Driving those cost estimates are plans for new multibillion-dollar power plants, higher fuel costs to run the plants, new alternative energy requirements and widely expected penalties on coal-fired power plants that exceed greenhouse gas emissions allotted by Congress.

Utility economic forecasts over the years have been spectacularly inaccurate when it comes to estimating power plant costs. Just in the past few years, nuclear plant cost estimates have tripled to about $7 billion at Progress. The projected cost for Duke Energy's coal-burning unit at the Cliffside Steam Station nearly doubled last year to about $2.4 billion. The costs of power plants is paid by customers through monthly bills.

Florida law required Progress to disclose nuclear cost estimates for two reactors in that state. But the company has not discussed the estimated cost of two North Carolina reactors under consideration.

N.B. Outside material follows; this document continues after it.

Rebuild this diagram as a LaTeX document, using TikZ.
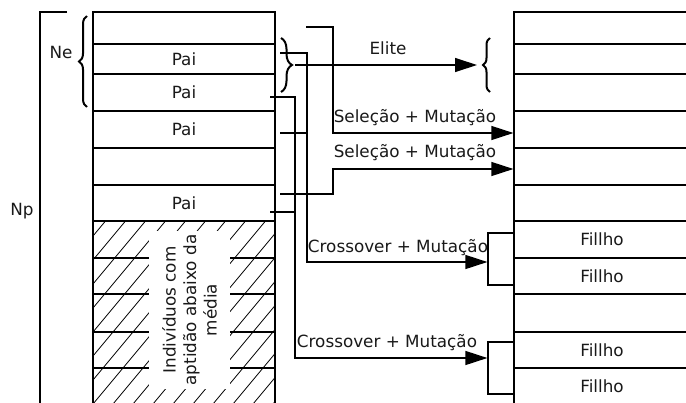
\documentclass[tikz,border=0pt]{standalone}
\usepackage{fontspec}
\setmainfont{DejaVu Sans}
\usetikzlibrary{arrows.meta,decorations.pathreplacing}

\begin{document}
\begin{tikzpicture}[x=1pt,y=-1pt,
  every node/.style={font=\fontsize{16.8}{20.5}\selectfont, text=black!90},
  cell/.style={draw=black, line width=1.2pt, minimum width=182pt, inner sep=0pt},
  pair/.style={draw=black, line width=1.2pt, minimum width=26pt, minimum height=52pt, inner sep=0pt},
  wire/.style={line width=1.2pt},
  arrow/.style={-{Triangle[length=22pt,width=14pt]}, line width=1.2pt},
  curly/.style={decorate, decoration={brace, amplitude=#1}, line width=2pt},
]

\useasboundingbox[fill=white] (0,0) rectangle (686,402);

% hatching of the lower part
\begin{scope}
  \clip (93,221) rectangle (275,404);
  \foreach \k in {-8,...,10}
    \draw[line width=0.8pt] (93+\k*20,404) -- ++(220,-264);
\end{scope}

% current population
\node[cell, minimum height=32pt] (L1) at (184,28) {};
\node[cell, minimum height=30pt] (L2) at (184,59) {Pai};
\node[cell, minimum height=37pt] (L3) at (184,92.5) {Pai};
\node[cell, minimum height=37pt] (L4) at (184,129.5) {Pai};
\node[cell, minimum height=37pt] (L5) at (184,166.5) {};
\node[cell, minimum height=36pt] (L6) at (184,203) {Pai};
\node[cell, minimum height=37pt] (L7) at (184,239.5) {};
\node[cell, minimum height=36pt] (L8) at (184,276) {};
\node[cell, minimum height=38pt] (L9) at (184,313) {};
\node[cell, minimum height=36pt] (L10) at (184,350) {};
\node[cell, minimum height=36pt] (L11) at (184,386) {};

\node[rotate=90, fill=white, align=center, inner sep=0pt, minimum width=158pt, minimum height=81pt] (abaixo) at (189.5,310) {Indivíduos com\\aptidão abaixo da\\média};

% new population
\node[cell, minimum width=176pt, minimum height=32pt] (R1) at (602,28) {};
\node[cell, minimum width=176pt, minimum height=30pt] (R2) at (602,59) {};
\node[cell, minimum width=176pt, minimum height=37pt] (R3) at (602,92.5) {};
\node[cell, minimum width=176pt, minimum height=37pt] (R4) at (602,129.5) {};
\node[cell, minimum width=176pt, minimum height=37pt] (R5) at (602,166.5) {};
\node[cell, minimum width=176pt, minimum height=36pt] (R6) at (602,203) {};
\node[cell, minimum width=176pt, minimum height=37pt] (R7) at (602,239.5) {Fillho};
\node[cell, minimum width=176pt, minimum height=36pt] (R8) at (602,276) {Fillho};
\node[cell, minimum width=176pt, minimum height=38pt] (R9) at (602,313) {};
\node[cell, minimum width=176pt, minimum height=36pt] (R10) at (602,350) {Fillho};
\node[cell, minimum width=176pt, minimum height=36pt] (R11) at (602,386) {Fillho};

\node[pair] (pair1) at (501,259) {};
\node[pair] (pair2) at (501,368) {};

% sizes
\draw[wire] (67,12) -- (40,12) -- (40,404);
\node (np) at (22,211) {Np};
\node (ne) at (61,52) {Ne};
\draw[curly=8pt] (87,107) -- (87,16);
\draw[curly=11pt] (281,38) -- (281,92);
\draw[curly=7pt] (490,92) -- (490,38);

% labels
\node[anchor=base] (elite) at (388,54) {Elite};
\node[anchor=base] (sel1) at (415,122) {Seleção + Mutação};
\node[anchor=base] (sel2) at (415,157) {Seleção + Mutação};
\node[anchor=base] (cross1) at (398,252) {Crossover + Mutação};
\node[anchor=base] (cross2) at (387,347) {Crossover + Mutação};

% connectors
\coordinate (eliteS) at (295,65);
\coordinate (eliteT) at (477,65);
\coordinate (selA) at (306,27);
\coordinate (selB) at (280,194);
\coordinate (pa2) at (280,53);
\coordinate (pa4) at (280,133);
\coordinate (pa3) at (270,97);
\coordinate (pa6) at (270,212);

\draw[arrow] (eliteS) -- (eliteT);
\draw[arrow] (selA) -- ++(27,0) |- ([yshift=-3.5pt]R4.west);
\draw[arrow] (selB) -- ++(53,0) |- ([yshift=-2.5pt]R5.west);
\draw[arrow] (pa2) -- ++(27,0) |- ([yshift=-3pt]pair1.west);
\draw[wire] (pa4) -- ++(27,0);
\draw[arrow] (pa3) -- ++(25,0) |- ([yshift=10pt]pair2.west);
\draw[wire] (pa6) -- ++(25,0);

\end{tikzpicture}
\end{document}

The cost of the company's Shearon Harris nuclear plant in Wake County increased residential customer bills by about 16 percent after regulators rejected the utility's original request for a 26 percent increase. Customers are about halfway through paying for the nuclear plant, which began operating in 1987.

Officials at Progress are reluctant to discuss how power rates might look in the coming years.

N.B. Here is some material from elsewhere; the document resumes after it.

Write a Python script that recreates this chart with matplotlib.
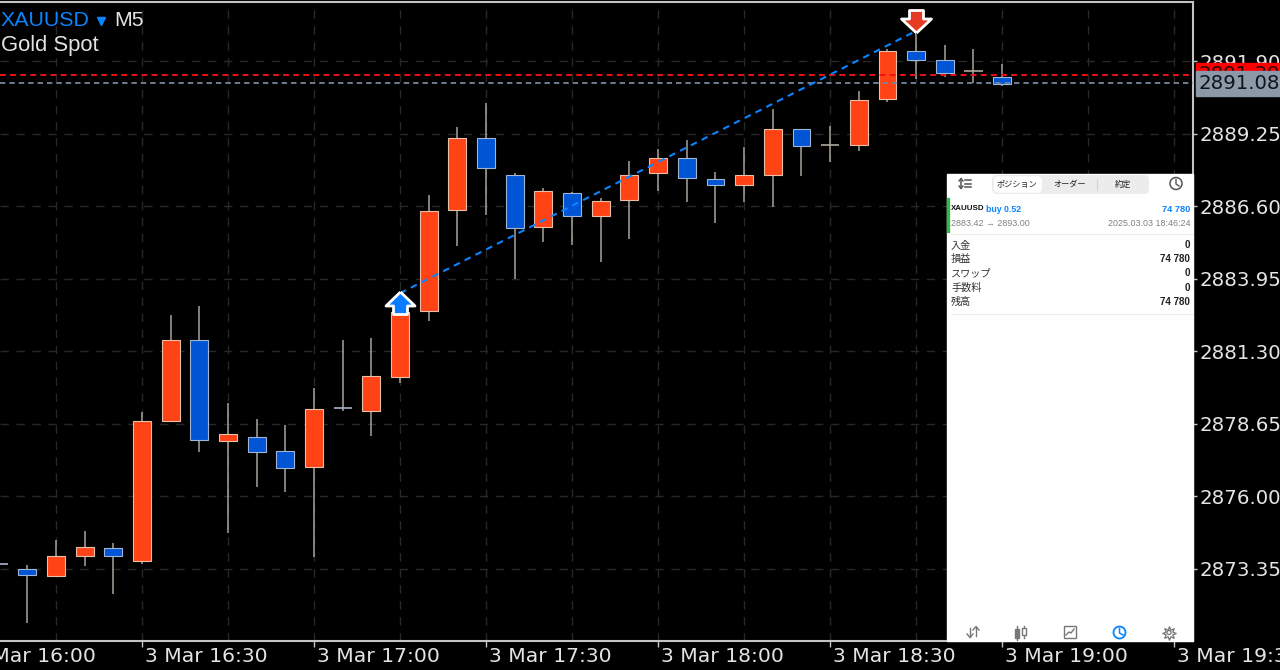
import matplotlib
matplotlib.use('Agg')
import matplotlib.pyplot as plt
from matplotlib.path import Path
from matplotlib.patches import Rectangle, FancyBboxPatch, Circle
from matplotlib.transforms import blended_transform_factory, ScaledTranslation

# minutes since midnight, one candle every 5 minutes (first one is 16:05)
times = [965 + 5 * i for i in range(36)]

opens = [2873.56, 2873.34, 2873.09, 2873.81, 2874.12, 2873.65, 2878.74, 2881.70, 2878.02, 2878.18, 2877.67,
         2877.06, 2879.23, 2879.12, 2880.35, 2882.77, 2886.45, 2889.08, 2887.73, 2885.84, 2887.07, 2886.24,
         2886.82, 2887.80, 2888.37, 2887.60, 2887.37, 2887.75, 2889.43, 2888.83, 2888.83, 2890.51, 2892.27,
         2891.94, 2891.52, 2891.33]
closes = [2873.54, 2873.12, 2873.82, 2874.15, 2873.84, 2878.74, 2881.72, 2878.05, 2878.27, 2877.63, 2877.04,
          2879.21, 2879.20, 2880.40, 2882.73, 2886.41, 2889.10, 2887.98, 2885.81, 2887.16, 2886.24, 2886.78,
          2887.74, 2888.35, 2887.62, 2887.37, 2887.74, 2889.43, 2888.81, 2888.84, 2890.48, 2892.28, 2891.93,
          2891.45, 2891.53, 2891.06]
highs = [2873.58, 2873.50, 2874.41, 2874.74, 2874.29, 2879.09, 2882.63, 2882.95, 2879.42, 2878.82, 2878.61,
         2879.96, 2881.71, 2881.80, 2883.36, 2887.00, 2889.50, 2890.36, 2887.80, 2887.25, 2887.13, 2886.91,
         2888.24, 2888.69, 2889.02, 2887.85, 2888.76, 2890.14, 2889.43, 2889.53, 2890.82, 2892.34, 2892.89,
         2892.48, 2892.33, 2891.78]
lows = [2873.52, 2871.39, 2873.09, 2873.45, 2872.44, 2873.53, 2878.74, 2877.62, 2874.68, 2876.36, 2876.17,
        2873.79, 2879.12, 2878.21, 2880.13, 2882.42, 2885.16, 2886.28, 2883.95, 2885.28, 2885.17, 2884.55,
        2885.40, 2887.15, 2886.75, 2885.98, 2886.75, 2886.58, 2887.71, 2888.22, 2888.61, 2890.40, 2891.23,
        2891.30, 2891.09, 2890.99]

price_ticks = [2873.35, 2876.00, 2878.65, 2881.30, 2883.95, 2886.60, 2889.25, 2891.90]
time_ticks = [990, 1020, 1050, 1080, 1110, 1140, 1170]
time_labels = ['3 Mar 16:30', '3 Mar 17:00', '3 Mar 17:30', '3 Mar 18:00', '3 Mar 18:30', '3 Mar 19:00', '3 Mar 19:30']
first_time = 960
first_label = '3 Mar 16:00'
grid_times = [975 + 15 * i for i in range(14)]

bid_price = 2891.08
ask_price = 2891.39
entry_time = 1035
entry_price = 2883.42
exit_time = 1125
exit_price = 2893.00

row_names = ['入金', '損益', 'スワップ', '手数料', '残高']
row_values = ['0', '74 780', '0', '0', '74 780']
row_y = [245, 259, 273, 288, 302]
tab_names = ['ポジション', 'オーダー', '約定']
tab_x = [1017, 1070, 1123]

ORANGE = '#ff4315'
BLUE = '#0055d5'
LINK_BLUE = '#0a84ff'
WICK = '#a8a498'
GRID = '#282828'
FRAME = '#c4c4c4'

fig = plt.figure(figsize=(12.8, 6.7), dpi=100, facecolor='black')
ax = fig.add_axes([0, 29 / 670, 1193 / 1280, 639 / 670], facecolor='black')
ax.set_axisbelow(True)

for t in grid_times:
    ax.axvline(t, color=GRID, lw=1, dashes=(6, 5.5), zorder=1)
for p in price_ticks:
    ax.axhline(p, color=GRID, lw=1, dashes=(6, 5.5), zorder=1)

# candles
for t, o, c, h, l in zip(times, opens, closes, highs, lows):
    ax.vlines(t, l, h, color=WICK, lw=1.1, zorder=3)
    if abs(o - c) < 0.08:
        ax.hlines((o + c) / 2, t - 1.6, t + 1.6, color='#a9b4c4' if o > c else '#b0a89c', lw=1.2, zorder=4)
        continue
    up = c > o
    ax.bar(t, abs(c - o), width=3.1, bottom=min(o, c), color=ORANGE if up else BLUE,
           edgecolor='#e8bfa8' if up else '#a0b4d4', linewidth=0.8, zorder=4)

ax.axhline(ask_price, color='#ee1111', lw=1.4, dashes=(3, 2.2), zorder=5)
ax.axhline(bid_price, color='#76869a', lw=1.3, dashes=(3, 2.2), zorder=5)
ax.plot([entry_time, exit_time], [entry_price, exit_price], color=LINK_BLUE, lw=1.5, dashes=(3.2, 2.6), zorder=6)

# trade arrows, vertices are in pixels around the tip
up_verts = [(0, 1.5), (-14.5, -12.5), (-7, -12.5), (-7, -21), (7, -21), (7, -12.5), (14.5, -12.5), (0, 1.5)]
down_verts = [(0, -1.5), (-15, 12.5), (-7, 12.5), (-7, 21), (7, 21), (7, 12.5), (15, 12.5), (0, -1.5)]
ax.plot(entry_time, entry_price, marker=Path(up_verts), markersize=1.44 * 21, mfc='#0a7cff', mec='white',
        mew=2, zorder=7, clip_on=False)
ax.plot(exit_time, exit_price, marker=Path(down_verts), markersize=1.44 * 21, mfc='#e53a24', mec='white',
        mew=2, zorder=7, clip_on=False)

ax.spines['left'].set_visible(False)
for side in ['top', 'right', 'bottom']:
    ax.spines[side].set_color(FRAME)
    ax.spines[side].set_linewidth(1.5)

ax.yaxis.tick_right()
ax.set_yticks(price_ticks)
ax.set_yticklabels(['%.2f' % p for p in price_ticks])
ax.tick_params(axis='y', colors=FRAME, labelcolor='#e4e4e4', labelsize=14.2, length=3, width=1, pad=1.5)
ax.set_xticks(time_ticks)
ax.set_xticklabels(time_labels, ha='left')
ax.tick_params(axis='x', colors=FRAME, labelcolor='#e4e4e4', labelsize=14.6, length=4, width=1, pad=0)
shift = ScaledTranslation(3 / 100, 0, fig.dpi_scale_trans)
for lab in ax.get_xticklabels():
    lab.set_transform(lab.get_transform() + shift)
# after the ticks, set_xticks widens the limits
ax.set_xlim(965.23, 1173.3)
ax.set_ylim(2870.72, 2894.055)

# the 16:00 tick lies left of the frame so the axis drops it
under = blended_transform_factory(ax.transData, ax.transAxes)
ax.text(first_time, -6 / 639, first_label, transform=under + shift, color='#e4e4e4', fontsize=14.6, ha='left',
        va='top', clip_on=False)

# price tags on the right
tag = blended_transform_factory(ax.transAxes, ax.transData)
ax.add_patch(Rectangle((1.0025, ask_price - 0.44), 0.09, 0.88, transform=tag, color='#ff0000', zorder=8, clip_on=False))
ax.text(1.005, ask_price, '%.2f' % ask_price, transform=tag, color='#300000', fontsize=14.2, va='center', zorder=9,
        clip_on=False)
ax.add_patch(Rectangle((1.0025, bid_price - 0.45), 0.09, 0.9, transform=tag, color='#8b99a8', zorder=10, clip_on=False))
ax.text(1.005, bid_price, '%.2f' % bid_price, transform=tag, color='#101418', fontsize=14.2, va='center', zorder=11,
        clip_on=False)

# overlay in pixels for the header and the trade panel
ui = fig.add_axes([0, 0, 1, 1], facecolor='none', zorder=20)
ui.set_xlim(0, 1280)
ui.set_ylim(670, 0)
ui.axis('off')

ui.text(1, 20, 'XAUUSD', color=LINK_BLUE, fontsize=15.4, family='Liberation Sans', va='center')
ui.plot(101, 20.5, marker='v', color=LINK_BLUE, ms=5.5)
ui.text(114, 20, 'M5', color='#e4e4e4', fontsize=15.4, family='Liberation Sans', va='center')
ui.text(1, 46, 'Gold Spot', color='#e4e4e4', fontsize=15.8, family='Liberation Sans', va='center')

ui.add_patch(Rectangle((947, 174), 246, 467, color='white', zorder=1))
ui.add_patch(FancyBboxPatch((993, 176), 155, 17, boxstyle='round,pad=0,rounding_size=4', fc='#ececec', ec='#ececec',
                            lw=1.5, zorder=2))
ui.add_patch(FancyBboxPatch((994.5, 177), 46.5, 15, boxstyle='round,pad=0,rounding_size=3', fc='white', ec='white',
                            lw=1, zorder=3))
ui.plot([1096.5, 1096.5], [179, 190], color='#d4d4d4', lw=0.8, zorder=3)
jp = ['Noto Sans CJK JP', 'DejaVu Sans']
for name, x in zip(tab_names, tab_x):
    ui.text(x, 184.5, name, color='#222222', fontsize=5.9, family=jp, ha='center', va='center', zorder=4)

# sort icon and clock
ui.plot([961, 961], [179, 188], color='#555555', lw=1.1, zorder=4)
ui.plot([959, 961, 963], [181, 178.5, 181], color='#555555', lw=1, zorder=4)
ui.plot([959, 961, 963], [186, 188.5, 186], color='#555555', lw=1, zorder=4)
for y in [180, 183.5, 187]:
    ui.plot([965, 971], [y, y], color='#555555', lw=1.1, zorder=4)
ui.add_patch(Circle((1176, 183.5), 6, fc='none', ec='#555555', lw=1.1, zorder=4))
ui.plot([1176, 1176, 1179], [179.5, 184, 186], color='#555555', lw=1, zorder=4)

ui.add_patch(Rectangle((947, 198), 2.2, 34, color='#34b84a', zorder=4))
ui.text(951, 209, 'XAUUSD', color='#111111', fontsize=5.7, family='Liberation Sans', weight='bold', va='center',
        zorder=4)
ui.text(986, 209, 'buy 0.52', color=LINK_BLUE, fontsize=6.3, family='Liberation Sans', weight='bold', va='center',
        zorder=4)
ui.text(1190, 209, '74 780', color=LINK_BLUE, fontsize=6.7, family='Liberation Sans', weight='bold', ha='right',
        va='center', zorder=4)
ui.text(951, 223, '2883.42 → 2893.00', color='#808080', fontsize=6.4, family='Liberation Sans', va='center', zorder=4)
ui.text(1190, 223, '2025.03.03 18:46:24', color='#808080', fontsize=6.4, family='Liberation Sans', ha='right',
        va='center', zorder=4)
ui.plot([951, 1193], [233.5, 233.5], color='#ececec', lw=0.8, zorder=4)
ui.plot([951, 1193], [313.5, 313.5], color='#ececec', lw=0.8, zorder=4)

for name, value, y in zip(row_names, row_values, row_y):
    ui.text(951, y, name, color='#333333', fontsize=7.3, family=jp, va='center', zorder=4)
    ui.text(1190, y, value, color='#222222', fontsize=7.1, family='Liberation Sans', weight='bold', ha='right',
            va='center', zorder=4)

# bottom tab bar icons
ICON = '#777777'
ui.plot([970, 970], [628, 637], color=ICON, lw=1, zorder=4)
ui.plot([967, 970, 973], [634, 637.5, 634], color=ICON, lw=1, zorder=4)
ui.plot([976, 976], [627, 636], color=ICON, lw=1, zorder=4)
ui.plot([973, 976, 979], [630, 626.5, 630], color=ICON, lw=1, zorder=4)
ui.plot([1017, 1017], [626, 640], color=ICON, lw=1, zorder=4)
ui.plot([1024, 1024], [626, 638], color=ICON, lw=1, zorder=4)
ui.add_patch(Rectangle((1015, 629), 4, 9, color=ICON, zorder=5))
ui.add_patch(Rectangle((1022, 628), 4, 7, fc='white', ec=ICON, lw=1, zorder=5))
ui.add_patch(Rectangle((1064, 626), 12, 12, fc='white', ec=ICON, lw=1, zorder=4))
ui.plot([1066, 1069, 1071, 1074], [635, 632, 633, 629], color=ICON, lw=1, zorder=5)
ui.add_patch(Circle((1119.5, 632.5), 6, fc='none', ec=LINK_BLUE, lw=1.3, zorder=4))
ui.plot([1119.5, 1119.5, 1123], [628.5, 633, 635], color=LINK_BLUE, lw=1.1, zorder=4)
ui.plot(1169, 632.5, marker=(8, 1, 0), ms=10, mfc='white', mec=ICON, mew=0.9, zorder=4)
ui.add_patch(Circle((1169, 632.5), 2, fc='white', ec=ICON, lw=0.9, zorder=5))

fig.savefig('out.png', dpi=100, facecolor='black')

"To speculate on that is folly at this point," spokesman Mike Hughes said. "The only thing I can say for certainty is that rates are going to go up, and we're going to do everything in our power to limit that."

The reasons for historically lower energy prices in North Carolina are many, but they are largely based on a reliance on existing nuclear and coal plants, which are comparatively economical to operate.

Lack of deregulation has proven another advantage, as is public policy that allows companies such as Progress and Duke to operate predictably and efficiently by owning power plants and transmission lines in a monopoly service area.

Compared with North Carolina electricity prices, residents in New York and New England pay about 80 percent more. Californians on average pay 50 percent more.

But now some of this state's assets are potential liabilities.

The state's generating capacity is being quickly absorbed by surging population growth. And North Carolina, which relies on coal for 60 percent of its electricity, could be disproportionately affected if Congress passes laws that limit greenhouse gas emissions and penalize violators.

Coal plants are among the nation's leading sources of carbon dioxide, the gas thought to contribute to global warming.

Even without carbon dioxide limits, operation of coal plants is being squeezed by global energy demand, which has driven up the price of coal by 50 percent in the past five years. Since 1991, increased fuel costs have raised electricity costs by 14 percent for Progress' residential customers in this state and 8 percent for Duke's customers.

Future costs depend on the interaction of many factors, all unpredictable. The effect on North Carolina of any congressional remedies for global warming is unclear. The costs of using renewable energy could drop over time. Utilities could negotiate favorable contracts with nuclear vendors and contractors. Some power plants might not need to be built.

"There is a fair amount of anxiety simply because of the uncertainty," said Edward Finley Jr., chairman of the state Utilities Commission, which regulates utility rates. "The unpredictability of it is one of the major factors that has people concerned."